Сергею Пантелеймоновичу не удалось отдохнуть. Ночью накатил приступ гипертонии — болезни, которую он всячески, чаще неумело, скрывал от родных и товарищей, успокаивая себя, что лечением займется потом, после войны. И, странное дело, придя к молодёжи, увидев возбужденные лица, пристальные, полные ожидания взгляды, почувствовал, что головная боль стала утихать, отдаляться. В зелёном, застёгнутом на все пуговицы кителе, он выглядел и стройным и крепким.

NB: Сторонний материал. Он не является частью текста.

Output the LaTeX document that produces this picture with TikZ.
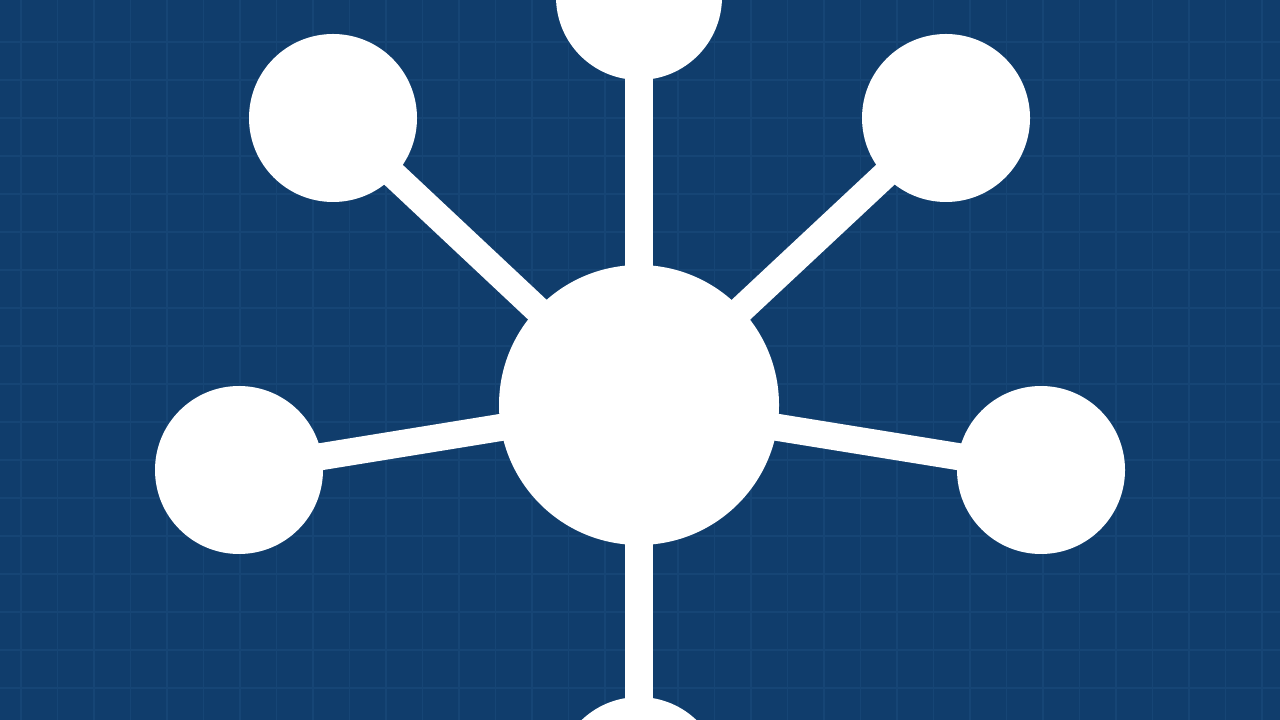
\documentclass[tikz,border=0pt]{standalone}
\usepackage{tikz}
\usetikzlibrary{positioning}
\tikzset{arista/.style={line width=7.7pt, draw=white}}
\tikzset{reja/.style={line width=0.5pt, draw=gridazul}}
\definecolor{fondoazul}{RGB}{16,61,108}
\definecolor{gridazul}{RGB}{22,69,117}

\begin{document}
\begin{tikzpicture}[scale = 1, every node/.style={circle, fill=white, inner sep=0pt}]
            % fondo y reja
            \fill[fondoazul] (0,0) rectangle (12.8,-7.2);
            \useasboundingbox (0,0) rectangle (12.8,-7.2);
            \clip (0,0) rectangle (12.8,-7.2);
            \foreach \x in {0.21,0.575,...,12.8} \draw[reja] (\x,0) -- (\x,-7.2);
            \foreach \y in {-0.42,-0.80,...,-7.2} \draw[reja] (0,\y) -- (12.8,\y);

            \node[minimum size=28mm] (centro) at (6.39,-4.05) {};
            \node[minimum size=16.6mm] (arriba) at (6.39,0.03) {};
            \node[minimum size=16.6mm] (abajo) at (6.39,-7.80) {};
            \node[minimum size=16.8mm] (arribaizq) at (3.33,-1.18) {};
            \node[minimum size=16.8mm] (arribader) at (9.46,-1.18) {};
            \node[minimum size=16.8mm] (izq) at (2.39,-4.70) {};
            \node[minimum size=16.8mm] (der) at (10.41,-4.70) {};

            \draw[arista] (centro.center) to (arriba.center);
            \draw[arista] (centro.center) to (abajo.center);
            \draw[arista] (centro.center) to (arribaizq.center);
            \draw[arista] (centro.center) to (arribader.center);
            \draw[arista] (centro.center) to (izq.center);
            \draw[arista] (centro.center) to (der.center);
        \end{tikzpicture}
\end{document}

Перепелинын, обращаясь ко всем, рассказал о постановлении Государственного Комитета Обороны, призвал комсомольцев к ударной работе на строительстве железной дороги:

— Ваши отцы и старшие товарищи на фронте. Считайте и себя с этого дня в полном смысле фронтовиками, солдатами труда. Райком партии, райисполком и райком комсомола объявляют вас мобилизованными на ударную стройку. Это — ответственное задание, его надо с честью выполнить. Мы надеемся на вас, товарищи! — Секретарь райкома партии не спрашивал согласия, он ставил задачу обязательную, но слово «надеемся» так глубоко затронуло Тамару Семенову, что она порывисто поднялась, чтобы ответить Перепелицы не только за себя, но и за всех. Сидевшая рядом с ней Варвара Кузьминова незаметно для других сильно пожала ей руку, словно бы одобряя.

— Сергей Пантелеймонович, мы помним нашу братскую клятву освободителям, гвардейцам 40-й армии, что будем помогать им до полного разгрома фашистов. Просим послать нас на самый трудный участок.